United States Supreme Court
68 U.S. 254 (1863)
In Dunham v. Railway Company, the Cincinnati, Peru, and Chicago Railway Company, struggling to complete their railroad, mortgaged their "road, built and to be built" to secure bonds issued to raise funds for construction. The railway's construction was divided into sections, with section one being the only completed part at the time of the mortgage. Walker, a contractor, later agreed to finish section one using his own resources, given the company's financial difficulties. Under their agreement, Walker retained control of the road and its earnings until fully compensated, which included the right to apply earnings toward the company's debt to him. After completion, Walker had a judgment for the balance due, and both Walker and his assignee, Ludlow, claimed a priority over the mortgage held by Dunham, the trustee for bondholders, arguing that Walker's agreement with the company gave him a prior lien. The lower court ruled in favor of Walker and Ludlow, allowing them priority over Dunham's mortgage, prompting an appeal by Dunham.
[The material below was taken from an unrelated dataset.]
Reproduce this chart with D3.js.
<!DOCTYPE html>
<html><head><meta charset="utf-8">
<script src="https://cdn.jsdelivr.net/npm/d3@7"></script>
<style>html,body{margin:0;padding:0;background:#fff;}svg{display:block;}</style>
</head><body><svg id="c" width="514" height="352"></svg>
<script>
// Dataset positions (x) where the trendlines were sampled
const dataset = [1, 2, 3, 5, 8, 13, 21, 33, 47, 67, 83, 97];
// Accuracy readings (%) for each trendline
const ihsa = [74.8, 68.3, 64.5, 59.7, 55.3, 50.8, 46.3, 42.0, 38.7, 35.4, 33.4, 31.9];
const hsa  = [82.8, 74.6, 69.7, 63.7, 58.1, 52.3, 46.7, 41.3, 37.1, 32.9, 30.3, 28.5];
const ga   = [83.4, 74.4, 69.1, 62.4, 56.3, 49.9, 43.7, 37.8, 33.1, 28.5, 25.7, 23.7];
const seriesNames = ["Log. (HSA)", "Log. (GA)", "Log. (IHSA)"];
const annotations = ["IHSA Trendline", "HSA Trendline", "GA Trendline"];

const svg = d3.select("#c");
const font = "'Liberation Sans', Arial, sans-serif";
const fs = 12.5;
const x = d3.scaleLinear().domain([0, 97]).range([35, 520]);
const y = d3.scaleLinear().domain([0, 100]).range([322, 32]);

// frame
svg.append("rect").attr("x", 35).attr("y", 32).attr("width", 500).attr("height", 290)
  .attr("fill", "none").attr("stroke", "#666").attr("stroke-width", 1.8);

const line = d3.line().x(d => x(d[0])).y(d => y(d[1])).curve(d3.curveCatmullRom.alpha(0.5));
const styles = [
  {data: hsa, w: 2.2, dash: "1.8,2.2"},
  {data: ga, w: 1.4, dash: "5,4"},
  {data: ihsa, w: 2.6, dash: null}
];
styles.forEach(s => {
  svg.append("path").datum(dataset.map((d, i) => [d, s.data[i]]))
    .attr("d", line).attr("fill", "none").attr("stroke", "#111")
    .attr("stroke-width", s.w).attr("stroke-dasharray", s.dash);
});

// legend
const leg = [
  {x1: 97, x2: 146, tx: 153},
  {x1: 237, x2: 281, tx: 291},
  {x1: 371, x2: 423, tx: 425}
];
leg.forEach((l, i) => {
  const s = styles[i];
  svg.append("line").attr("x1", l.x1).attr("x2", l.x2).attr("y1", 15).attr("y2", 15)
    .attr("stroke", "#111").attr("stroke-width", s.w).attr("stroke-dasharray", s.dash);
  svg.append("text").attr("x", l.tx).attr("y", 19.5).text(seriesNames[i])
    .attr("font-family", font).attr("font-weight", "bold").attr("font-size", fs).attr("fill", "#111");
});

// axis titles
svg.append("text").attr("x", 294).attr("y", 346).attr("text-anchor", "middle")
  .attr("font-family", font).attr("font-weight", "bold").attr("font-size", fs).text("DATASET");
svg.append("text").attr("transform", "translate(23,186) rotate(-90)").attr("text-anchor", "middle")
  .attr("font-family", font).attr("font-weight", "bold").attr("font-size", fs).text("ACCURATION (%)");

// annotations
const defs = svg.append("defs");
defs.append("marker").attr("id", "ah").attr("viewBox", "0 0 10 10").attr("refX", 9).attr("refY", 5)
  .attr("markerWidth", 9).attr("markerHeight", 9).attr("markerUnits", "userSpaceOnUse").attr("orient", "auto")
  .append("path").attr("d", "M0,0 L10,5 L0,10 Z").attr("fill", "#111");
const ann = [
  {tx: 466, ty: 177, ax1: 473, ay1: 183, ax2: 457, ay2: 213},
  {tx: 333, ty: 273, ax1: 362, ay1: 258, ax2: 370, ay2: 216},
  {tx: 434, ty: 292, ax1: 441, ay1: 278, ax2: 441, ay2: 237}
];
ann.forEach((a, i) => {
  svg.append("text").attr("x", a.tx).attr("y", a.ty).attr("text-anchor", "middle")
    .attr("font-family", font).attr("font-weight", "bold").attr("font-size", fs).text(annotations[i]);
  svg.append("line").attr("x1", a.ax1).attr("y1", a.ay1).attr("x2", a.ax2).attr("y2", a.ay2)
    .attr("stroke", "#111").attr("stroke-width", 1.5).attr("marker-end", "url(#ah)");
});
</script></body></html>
The main issues were whether Walker's agreement with the railway company granted him a lien that had priority over the mortgage held by Dunham for the bondholders and whether the overdue interest warrants should take precedence over the principal of the bonds.
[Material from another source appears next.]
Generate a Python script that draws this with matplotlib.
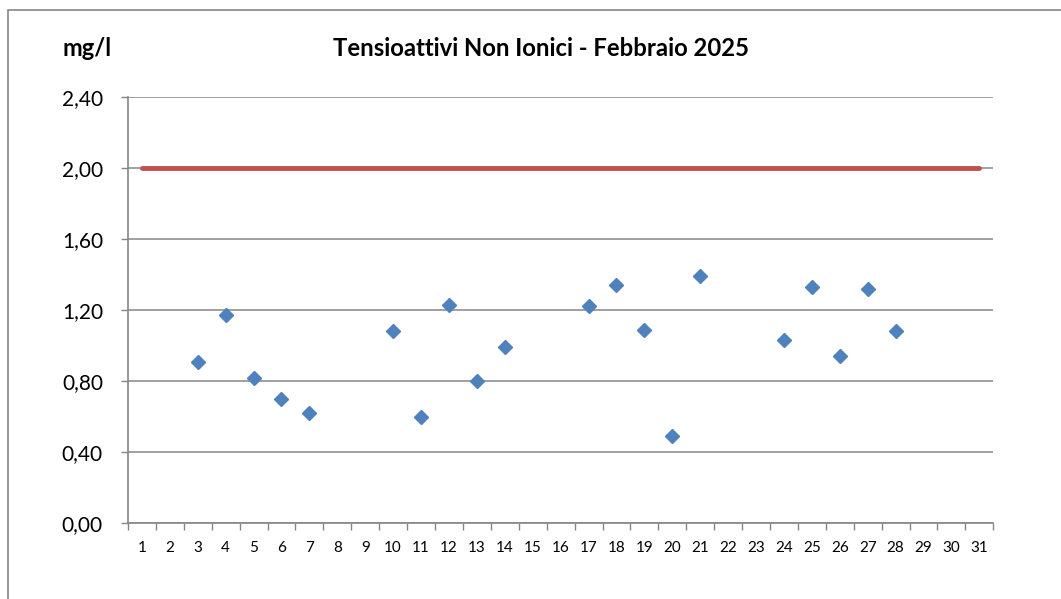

The U.S. Supreme Court reversed the lower court's decision, holding that the mortgage held by Dunham as trustee had precedence over Walker's claim and that the principal and interest of the bonds should be treated equally in the distribution of proceeds from the sale.
The U.S. Supreme Court reasoned that the mortgage given to Dunham, as trustee for the bondholders, encompassed both the completed and uncompleted sections of the railroad as authorized by statute, and therefore held a priority lien over Walker's subsequent agreement with the company. The Court emphasized that the mortgage's registry served as notice to all, including Walker, of its binding lien on the property. Consequently, Walker could not claim a priority lien over the bondholders since his agreement with the company was made with full knowledge of the existing mortgage. The Court also found that the provision in the mortgage regarding the bonds' principal not being due until twenty years was intended to prevent action on the principal prematurely, not to give overdue interest precedence over the principal. Therefore, both principal and interest were entitled to a pro rata share of the sale proceeds.